É natural que os russos preferissem que os ucranianos fossem menos ‘xenófobos’. Que não fossem tão nacionalistas. Que os tivessem deixado entrar pelo país dentro, ocupar o seu território, servir-se das suas casas e até das suas mulheres. Que lhes dessem, mesmo, palmadinhas nas costas, dizendo: «Nós não somos xenófobos e até gostamos que vocês venham para cá tomar conta de nós…». Valha-nos Deus!
O massacre dos ucranianos pelo Exército russo é tão bárbaro, a devastação provocada pelo Exército russo na Ucrânia é tão impressionante, que é difícil perceber como ainda há quem aligeire a guerra, a justifique, a compreenda. Quem ponha um ‘mas’ à frente da frase «Eu condeno a invasão».
Dito isto, é necessário acrescentar que o general Carlos Branco tem todo o direito de dar a sua opinião sobre o assunto. Tem mesmo o direito de o fazer quase diariamente na TV. Já é mais estranho que pertença – ou tenha pertencido – ao gabinete do primeiro-ministro, tendo em conta que esse é um lugar político e Portugal apoia ativamente a Ucrânia e condena veementemente a invasão russa.
Quando a guerra começou, o prof. Armando Marques Guedes, numa afirmação bombástica, disse que havia «espiões» ao serviço da Rússia no gabinete do primeiro-ministro.

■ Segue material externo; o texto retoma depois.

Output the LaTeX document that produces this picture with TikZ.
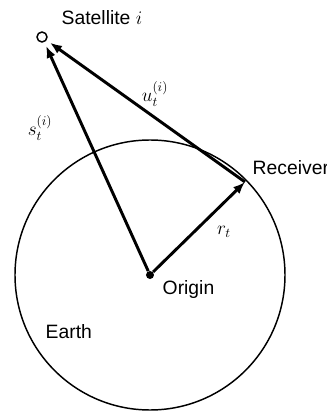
\documentclass[tikz,border=0pt]{standalone}
\usepackage{amsmath}
\usepackage{fontspec}
\setmainfont{Liberation Sans}
\usetikzlibrary{arrows.meta}

\begin{document}
\begin{tikzpicture}[x=0.75pt, y=0.75pt, >={Latex[length=9pt,width=7pt]},
  font=\fontsize{14.5}{17}\selectfont]

\useasboundingbox (0,0) rectangle (327,412);

% earth
\draw[line width=1.1pt] (150,137) circle[radius=135];
\node at (41,80) [right] (earth) {Earth};

\node[circle, fill, inner sep=0pt, minimum size=6pt] (origin) at (150,137) {};
\node at (158,122) [right] (originlabel) {Origin};

\coordinate (receiver) at (245,230);
\node at (248,244) [right] (receiverlabel) {Receiver};

\node[circle, draw, line width=1.1pt, inner sep=0pt, minimum size=7.5pt] (sat) at (42,375) {};
\node at (57,394) [right] (satlabel) {Satellite $i$};

\draw[->, line width=2.2pt] (origin) -- (receiver);
\draw[->, line width=2.2pt, shorten >=3pt] (origin) -- (sat);
\draw[->, line width=2.2pt, shorten >=3pt] (receiver) -- (sat);

\node at (40,284) (slabel) {$s_t^{(i)}$};
\node at (155,318) (ulabel) {$u_t^{(i)}$};
\node at (224,180) (rlabel) {$r_t$};

\end{tikzpicture}
\end{document}
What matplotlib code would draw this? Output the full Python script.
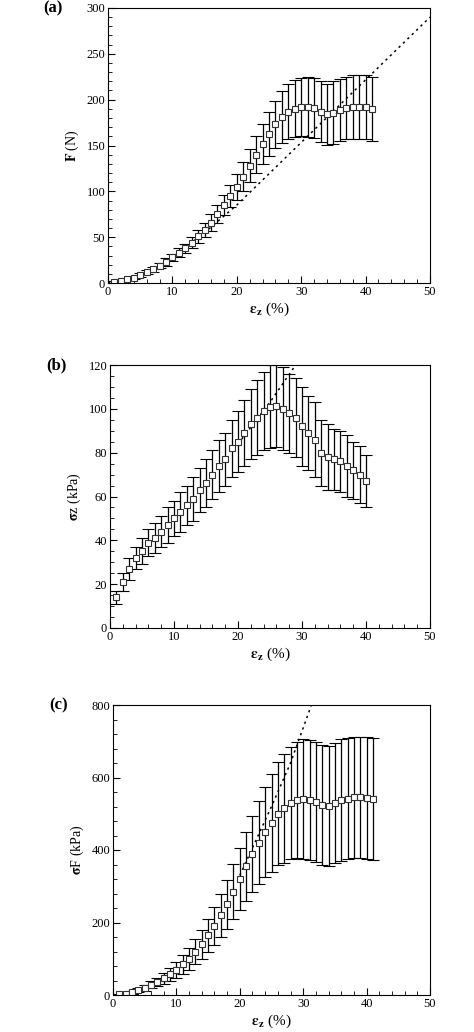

Não sei se havia espiões. Mas havia (ou há) quem veja a guerra pelos olhos dos russos.
Ainda não há muito tempo, o general Carlos Branco, a propósito de um qualquer acontecimento, dizia ter «informações fidedignas de fontes russas».
Ora, nesta situação de guerra, só pessoas da confiança de Moscovo estarão em condições de obter informações do lado russo.
Ou não será assim?
P.S. – Não cabe aqui comentar os apoios anunciados com grande espetáculo pelo Governo. Até porque só é possível avaliar a eficácia de certas medidas algum tempo depois. De um modo geral, discordo dos apoios diretos em dinheiro ou de medidas tendentes a contrariar o funcionamento normal do mercado, e concordo com a redução de impostos. Por outro lado, é sempre bom recordar que o Governo não dá nada a ninguém: apenas gere o dinheiro que cobra aos contribuintes. Tira de um lado e põe doutro. É um ato de ‘gestão’ e não de ‘altruísmo’, como faz crer. Dito isto, acho que a oposição errou politicamente na forma como criticou as medidas. Sair à liça a criticar apoios (por mais justas que sejam as críticas) nunca é popular.